Can rectilinear motion occur in two or three dimensions?
Yes, rectilinear motion can occur in two or three dimensions, but it is still confined to a straight line. For example, an object moving along the x-axis in a 2D plane or along a diagonal in a 3D space is still undergoing rectilinear motion. The key characteristic is that the path is straight, regardless of the dimensionality of the space.
How do I know which kinematic equation to use?
Choose the kinematic equation based on the variables you know and the variable you need to solve for. If time is not involved, use the equation without time (v² = u² + 2 * a * s). If final velocity is not involved, use the equation without final velocity (s = u * t + 0.5 * a * t²). If displacement is not involved, use the equation without displacement (v = u + a * t).
What is the difference between speed and velocity?
Speed is a scalar quantity that measures how fast an object is moving, regardless of direction. Velocity is a vector quantity that measures both the speed of an object and its direction of motion. For example, a car moving at 60 km/h north has a speed of 60 km/h and a velocity of 60 km/h north. If the car turns around and moves south at the same speed, its velocity changes to 60 km/h south, but its speed remains 60 km/h.
Can an object have zero velocity but non-zero acceleration?
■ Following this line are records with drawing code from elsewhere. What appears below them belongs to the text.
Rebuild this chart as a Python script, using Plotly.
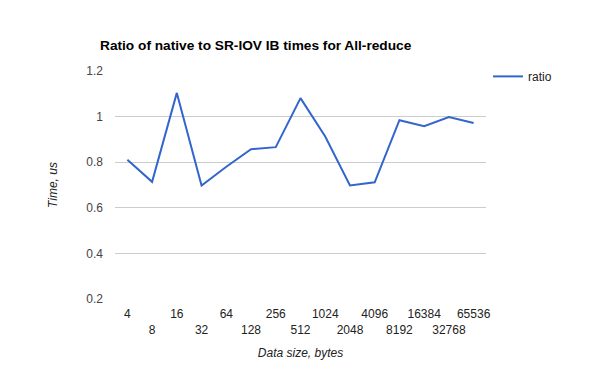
import plotly.graph_objects as go

sizes = ["4", "8", "16", "32", "64", "128", "256", "512", "1024", "2048",
         "4096", "8192", "16384", "32768", "65536"]
ratio = [0.811, 0.714, 1.104, 0.698, 0.78, 0.857, 0.866, 1.081, 0.913, 0.698,
         0.712, 0.984, 0.958, 0.998, 0.972]
y_ticks = [0.2, 0.4, 0.6, 0.8, 1.0, 1.2]
y_tick_text = ["0.2", "0.4", "0.6", "0.8", "1", "1.2"]

tick_text = [s if i % 2 == 0 else "<br>" + s for i, s in enumerate(sizes)]

fig = go.Figure()
fig.add_trace(go.Scatter(x=sizes, y=ratio, mode="lines", name="ratio",
                         line=dict(color="#3366cc", width=2)))

fig.update_layout(
    width=600, height=371,
    paper_bgcolor="white", plot_bgcolor="white",
    margin=dict(l=115, r=114, t=71, b=72),
    font=dict(family="Liberation Sans, Arial, sans-serif", size=12, color="#222"),
    title=dict(text="<b>Ratio of native to SR-IOV IB times for All-reduce</b>",
               x=100/600, xanchor="left", xref="container",
               y=1 - 45/371, yanchor="middle", yref="container",
               font=dict(size=13.7, color="#000")),
    showlegend=True,
    legend=dict(x=(488 - 115) / 371, y=1.04, xanchor="left", yanchor="top",
                font=dict(size=12, color="#222"), bgcolor="rgba(0,0,0,0)"),
    xaxis=dict(type="category", tickmode="array", tickvals=sizes, ticktext=tick_text,
               range=[-0.5, len(sizes) - 0.5], tickangle=0, automargin=False,
               ticklabelstandoff=6,
               showgrid=False, zeroline=False, showline=False, ticks="",
               tickfont=dict(size=12, color="#222"),
               title=dict(text="<i>Data size, bytes</i>", font=dict(size=12, color="#222"),
                          standoff=13)),
    yaxis=dict(range=[0.2, 1.2], tickmode="array", tickvals=y_ticks, ticktext=y_tick_text,
               automargin=False, ticklabelstandoff=11,
               showgrid=True, gridcolor="#cccccc", zeroline=False, showline=False,
               ticks="", tickfont=dict(size=12, color="#444"),
               title=dict(text="<i>Time, us</i>", font=dict(size=12, color="#222"),
                          standoff=26)),
)
fig.write_html("out.html", config={"displayModeBar": False},
               post_script="document.body.style.margin='0';")
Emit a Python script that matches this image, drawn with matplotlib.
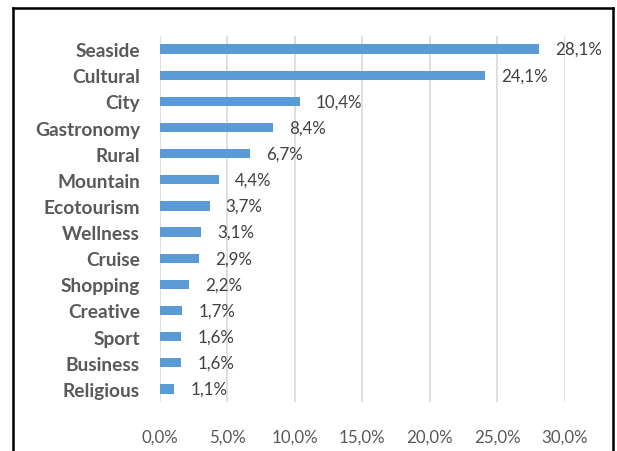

Yes, an object can have zero velocity but non-zero acceleration. This occurs at the highest point of a projectile's trajectory or when an object momentarily comes to rest before changing direction. For example, a ball thrown upward has zero velocity at its peak height but is still accelerating downward due to gravity.
How does air resistance affect rectilinear motion?
Air resistance (or drag) opposes the motion of an object and can significantly affect rectilinear motion, especially at high speeds. In the presence of air resistance, the acceleration of a falling object is not constant but depends on its velocity. The object eventually reaches a terminal velocity, where the drag force balances the gravitational force, and the object stops accelerating. Our calculator assumes no air resistance for simplicity.
What is the significance of the area under a velocity-time graph?
The area under a velocity-time graph represents the displacement of the object. If the velocity is positive, the area above the time axis is positive displacement. If the velocity is negative, the area below the time axis is negative displacement. The total displacement is the net area under the graph, taking into account both positive and negative areas.
Rectilinear motion is a fundamental concept that forms the basis for understanding more complex motions in physics. By mastering the kinematic equations and applying them to real-world problems, you can gain a deeper appreciation for the principles governing motion. Our Rectilinear Motion Calculator is designed to make these calculations easier, allowing you to focus on understanding the underlying concepts rather than getting bogged down in arithmetic.
Whether you're a student, an engineer, or simply someone curious about the world around you, we hope this guide and calculator help you explore the fascinating world of rectilinear motion with confidence and clarity.